Work required: Write out the lines from the line containing "Give me the TikZ source for this diagram." through the final line of the listing below, exactly, omitting every other line.

Records:
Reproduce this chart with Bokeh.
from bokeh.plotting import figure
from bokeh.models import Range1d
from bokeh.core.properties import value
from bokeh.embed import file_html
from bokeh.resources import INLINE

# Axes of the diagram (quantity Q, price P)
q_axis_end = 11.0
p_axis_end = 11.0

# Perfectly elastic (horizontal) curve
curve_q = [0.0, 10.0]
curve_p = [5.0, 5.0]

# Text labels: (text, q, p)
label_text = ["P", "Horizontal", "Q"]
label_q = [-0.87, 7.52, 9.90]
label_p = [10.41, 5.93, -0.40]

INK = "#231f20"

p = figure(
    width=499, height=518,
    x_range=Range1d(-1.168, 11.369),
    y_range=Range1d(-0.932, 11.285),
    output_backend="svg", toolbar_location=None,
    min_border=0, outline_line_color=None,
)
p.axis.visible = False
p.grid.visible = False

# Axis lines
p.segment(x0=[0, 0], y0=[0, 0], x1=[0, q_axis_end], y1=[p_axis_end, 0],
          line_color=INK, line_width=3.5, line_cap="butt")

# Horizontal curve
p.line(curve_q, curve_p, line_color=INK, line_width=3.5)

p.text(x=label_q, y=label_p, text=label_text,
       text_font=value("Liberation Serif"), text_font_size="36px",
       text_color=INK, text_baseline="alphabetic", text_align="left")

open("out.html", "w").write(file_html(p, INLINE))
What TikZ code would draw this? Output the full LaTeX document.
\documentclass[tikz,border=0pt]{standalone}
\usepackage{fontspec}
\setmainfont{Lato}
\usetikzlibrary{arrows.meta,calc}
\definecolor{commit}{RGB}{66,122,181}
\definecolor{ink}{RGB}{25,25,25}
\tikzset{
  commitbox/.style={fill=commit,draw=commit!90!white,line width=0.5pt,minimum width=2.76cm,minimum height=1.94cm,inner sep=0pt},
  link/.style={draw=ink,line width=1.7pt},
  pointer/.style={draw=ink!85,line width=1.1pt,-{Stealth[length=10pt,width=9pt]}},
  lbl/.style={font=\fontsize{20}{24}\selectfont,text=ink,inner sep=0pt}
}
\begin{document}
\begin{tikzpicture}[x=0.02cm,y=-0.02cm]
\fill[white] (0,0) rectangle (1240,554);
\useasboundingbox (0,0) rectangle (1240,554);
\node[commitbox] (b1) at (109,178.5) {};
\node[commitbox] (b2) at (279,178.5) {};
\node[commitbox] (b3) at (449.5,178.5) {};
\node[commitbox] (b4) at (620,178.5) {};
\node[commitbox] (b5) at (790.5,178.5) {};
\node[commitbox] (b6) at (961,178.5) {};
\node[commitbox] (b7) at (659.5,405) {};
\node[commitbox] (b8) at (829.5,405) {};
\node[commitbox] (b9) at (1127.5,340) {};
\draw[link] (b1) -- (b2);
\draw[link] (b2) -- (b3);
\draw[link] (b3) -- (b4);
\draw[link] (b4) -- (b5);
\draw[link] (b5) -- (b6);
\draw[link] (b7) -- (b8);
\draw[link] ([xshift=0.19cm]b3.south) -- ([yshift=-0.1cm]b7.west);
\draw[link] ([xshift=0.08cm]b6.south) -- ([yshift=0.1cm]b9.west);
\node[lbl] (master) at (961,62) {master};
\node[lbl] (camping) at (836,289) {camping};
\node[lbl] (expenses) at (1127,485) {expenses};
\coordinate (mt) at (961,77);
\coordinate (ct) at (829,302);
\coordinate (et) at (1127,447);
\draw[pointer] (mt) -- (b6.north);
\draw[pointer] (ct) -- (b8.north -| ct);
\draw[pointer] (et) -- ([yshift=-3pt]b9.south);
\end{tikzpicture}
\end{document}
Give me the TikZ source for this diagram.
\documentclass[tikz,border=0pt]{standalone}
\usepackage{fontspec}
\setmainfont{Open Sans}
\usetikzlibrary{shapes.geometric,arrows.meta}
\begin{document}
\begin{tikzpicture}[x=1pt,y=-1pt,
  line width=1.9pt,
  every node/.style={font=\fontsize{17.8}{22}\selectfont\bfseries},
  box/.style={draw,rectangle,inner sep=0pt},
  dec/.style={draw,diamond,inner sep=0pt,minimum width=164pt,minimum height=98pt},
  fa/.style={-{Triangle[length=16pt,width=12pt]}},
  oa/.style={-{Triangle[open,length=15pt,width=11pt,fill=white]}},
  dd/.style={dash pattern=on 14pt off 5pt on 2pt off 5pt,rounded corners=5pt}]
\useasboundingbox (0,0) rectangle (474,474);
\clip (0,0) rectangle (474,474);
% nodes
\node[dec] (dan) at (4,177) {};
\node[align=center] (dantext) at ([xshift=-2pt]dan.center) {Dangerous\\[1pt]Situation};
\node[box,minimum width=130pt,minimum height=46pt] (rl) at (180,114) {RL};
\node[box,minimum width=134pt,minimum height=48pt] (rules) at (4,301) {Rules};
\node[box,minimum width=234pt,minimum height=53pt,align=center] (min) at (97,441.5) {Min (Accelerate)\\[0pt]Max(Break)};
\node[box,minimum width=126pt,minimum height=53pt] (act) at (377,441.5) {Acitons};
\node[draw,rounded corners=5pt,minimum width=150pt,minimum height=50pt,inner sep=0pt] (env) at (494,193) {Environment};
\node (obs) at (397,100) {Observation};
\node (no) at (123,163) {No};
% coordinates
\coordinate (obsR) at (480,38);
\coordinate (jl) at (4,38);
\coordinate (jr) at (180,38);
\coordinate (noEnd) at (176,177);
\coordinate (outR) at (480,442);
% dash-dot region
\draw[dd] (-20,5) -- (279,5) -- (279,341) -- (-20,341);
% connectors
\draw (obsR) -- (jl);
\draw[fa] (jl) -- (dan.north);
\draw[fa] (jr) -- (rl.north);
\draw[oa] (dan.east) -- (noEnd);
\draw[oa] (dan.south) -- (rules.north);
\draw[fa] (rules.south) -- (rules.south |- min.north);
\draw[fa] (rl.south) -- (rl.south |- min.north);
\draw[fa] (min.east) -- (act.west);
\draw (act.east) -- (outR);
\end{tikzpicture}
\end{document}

Solved exercise:
Give me the TikZ source for this diagram.
\documentclass[tikz,border=0pt]{standalone}
\usepackage{fontspec}
\setmainfont{Open Sans}
\usetikzlibrary{shapes.geometric,arrows.meta}
\begin{document}
\begin{tikzpicture}[x=1pt,y=-1pt,
  line width=1.9pt,
  every node/.style={font=\fontsize{17.8}{22}\selectfont\bfseries},
  box/.style={draw,rectangle,inner sep=0pt},
  dec/.style={draw,diamond,inner sep=0pt,minimum width=164pt,minimum height=98pt},
  fa/.style={-{Triangle[length=16pt,width=12pt]}},
  oa/.style={-{Triangle[open,length=15pt,width=11pt,fill=white]}},
  dd/.style={dash pattern=on 14pt off 5pt on 2pt off 5pt,rounded corners=5pt}]
\useasboundingbox (0,0) rectangle (474,474);
\clip (0,0) rectangle (474,474);
% nodes
\node[dec] (dan) at (4,177) {};
\node[align=center] (dantext) at ([xshift=-2pt]dan.center) {Dangerous\\[1pt]Situation};
\node[box,minimum width=130pt,minimum height=46pt] (rl) at (180,114) {RL};
\node[box,minimum width=134pt,minimum height=48pt] (rules) at (4,301) {Rules};
\node[box,minimum width=234pt,minimum height=53pt,align=center] (min) at (97,441.5) {Min (Accelerate)\\[0pt]Max(Break)};
\node[box,minimum width=126pt,minimum height=53pt] (act) at (377,441.5) {Acitons};
\node[draw,rounded corners=5pt,minimum width=150pt,minimum height=50pt,inner sep=0pt] (env) at (494,193) {Environment};
\node (obs) at (397,100) {Observation};
\node (no) at (123,163) {No};
% coordinates
\coordinate (obsR) at (480,38);
\coordinate (jl) at (4,38);
\coordinate (jr) at (180,38);
\coordinate (noEnd) at (176,177);
\coordinate (outR) at (480,442);
% dash-dot region
\draw[dd] (-20,5) -- (279,5) -- (279,341) -- (-20,341);
% connectors
\draw (obsR) -- (jl);
\draw[fa] (jl) -- (dan.north);
\draw[fa] (jr) -- (rl.north);
\draw[oa] (dan.east) -- (noEnd);
\draw[oa] (dan.south) -- (rules.north);
\draw[fa] (rules.south) -- (rules.south |- min.north);
\draw[fa] (rl.south) -- (rl.south |- min.north);
\draw[fa] (min.east) -- (act.west);
\draw (act.east) -- (outR);
\end{tikzpicture}
\end{document}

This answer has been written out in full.